Full Conversion Example

import polars as pl
import json, base64

with open("annotations.json") as f:
    data = json.load(f)

if isinstance(data, list):
    samples = data
    box2d_format = "ltwh"       # JSON default is ltwh (COCO convention)
else:
    samples = data["samples"]
    box2d_format = data.get("box2d_format", "ltwh")  # Arrow default is cxcywh; JSON default is ltwh

rows = []
for sample in samples:
    size = [sample.get("width"), sample.get("height")]
    for ann in sample.get("annotations", []):
        row = {
            "name": sample["image_name"].rsplit(".", 1)[0],
            "frame": sample.get("frame_number"),
            "object_id": ann.get("object_id"),
            "label": ann["label_name"],
            "label_index": ann.get("label_index"),
            "group": sample.get("group_name"),
        }

        # Polygon: JSON [[x,y],...] per ring -> DataFrame [x,y,x,y,...] per ring
        if ann.get("polygon"):
            row["polygon"] = [
                [coord for pt in ring for coord in pt]
                for ring in ann["polygon"]
            ]
            row["polygon_score"] = ann.get("polygon_score")

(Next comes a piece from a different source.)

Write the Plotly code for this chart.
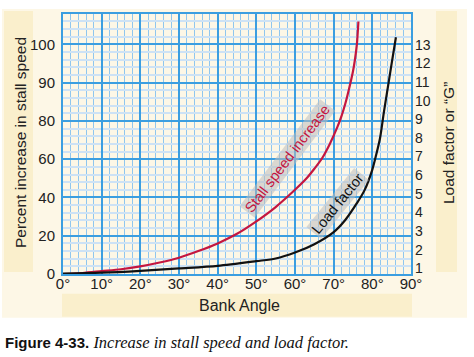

        # Mask: JSON base64 PNG -> DataFrame Binary (PNG bytes)
        if ann.get("mask") and isinstance(ann["mask"], str):
            row["mask"] = base64.b64decode(ann["mask"])  # PNG bytes
            row["mask_score"] = ann.get("mask_score")

        # Box2D: convert based on format metadata
        if ann.get("box2d"):
            b = ann["box2d"]
            if box2d_format == "ltwh":
                row["box2d"] = [b["x"] + b["w"]/2, b["y"] + b["h"]/2, b["w"], b["h"]]
            elif box2d_format == "cxcywh":
                row["box2d"] = [b["cx"], b["cy"], b["w"], b["h"]]
            row["box2d_score"] = ann.get("box2d_score")

        # Box3D: x,y,z are center coordinates (not corner)
        if ann.get("box3d"):
            b3 = ann["box3d"]
            row["box3d"] = [b3["x"], b3["y"], b3["z"], b3["w"], b3["h"], b3["l"]]
            row["box3d_score"] = ann.get("box3d_score")

        # Annotation metadata (COCO/LVIS extensions)
        if "iscrowd" in ann:
            row["iscrowd"] = bool(ann["iscrowd"])  # ensure Boolean (handles legacy 0/1)
        if "category_frequency" in ann:
            row["category_frequency"] = ann["category_frequency"]

        # Sample-level LVIS fields (repeated per annotation row)
        if "neg_label_indices" in sample:
            row["neg_label_indices"] = sample["neg_label_indices"]
        if "not_exhaustive_label_indices" in sample:
            row["not_exhaustive_label_indices"] = sample["not_exhaustive_label_indices"]

        row["size"] = size
        rows.append(row)

df = pl.DataFrame(rows)
df.write_ipc("annotations.arrow")       # Arrow IPC
# df.write_parquet("annotations.parquet")  # or Parquet

Key Conversions Summary

#	Conversion	Direction
1	Unnest: one row per annotation	JSON to DataFrame
2	Column names: `label_name` to `label`, `group_name` to `group`	JSON to DataFrame
3	Polygon: `[[x,y],...]` point pairs to `[x,y,x,y,...]` interleaved	JSON to DataFrame
4	Mask: base64 PNG string → `Binary` (PNG bytes)	JSON to DataFrame
5	Box2D: check `box2d_format` — convert `ltwh` to `cxcywh` if needed	JSON to DataFrame
6	Box3D: `{x,y,z,w,h,l}` to `[cx,cy,cz,w,h,l]`	JSON to DataFrame
7	GPS: `{latitude, longitude}` to `[lat, lon]`	JSON to DataFrame
8	IMU: `{yaw, pitch, roll}` to `[yaw, pitch, roll]`	JSON to DataFrame
9	Score columns: omit entirely for ground truth files	Both
10	`neg_label_indices` / `not_exhaustive_label_indices`: sample-level, repeated per annotation row	JSON to DataFrame
11	`label_index`: preserved as-is (source-faithful, non-contiguous)	Both
12	`mask_interpretation`: file-level metadata (`"binary"`, `"confidence"`, `"sigmoid"`, `"logits"`) — set on the Arrow schema, not per-row	Both
13	`category_metadata`: file-level metadata — JSON-encoded string of per-label synset/synonyms/definition. Extract from LVIS `categories` array when importing; attach to Arrow schema metadata when writing.	Both

Use the EdgeFirst Client SDK

The SDK handles all conversions automatically, including version detection and backward compatibility. Direct conversion code is shown here for reference and for users who need custom pipelines.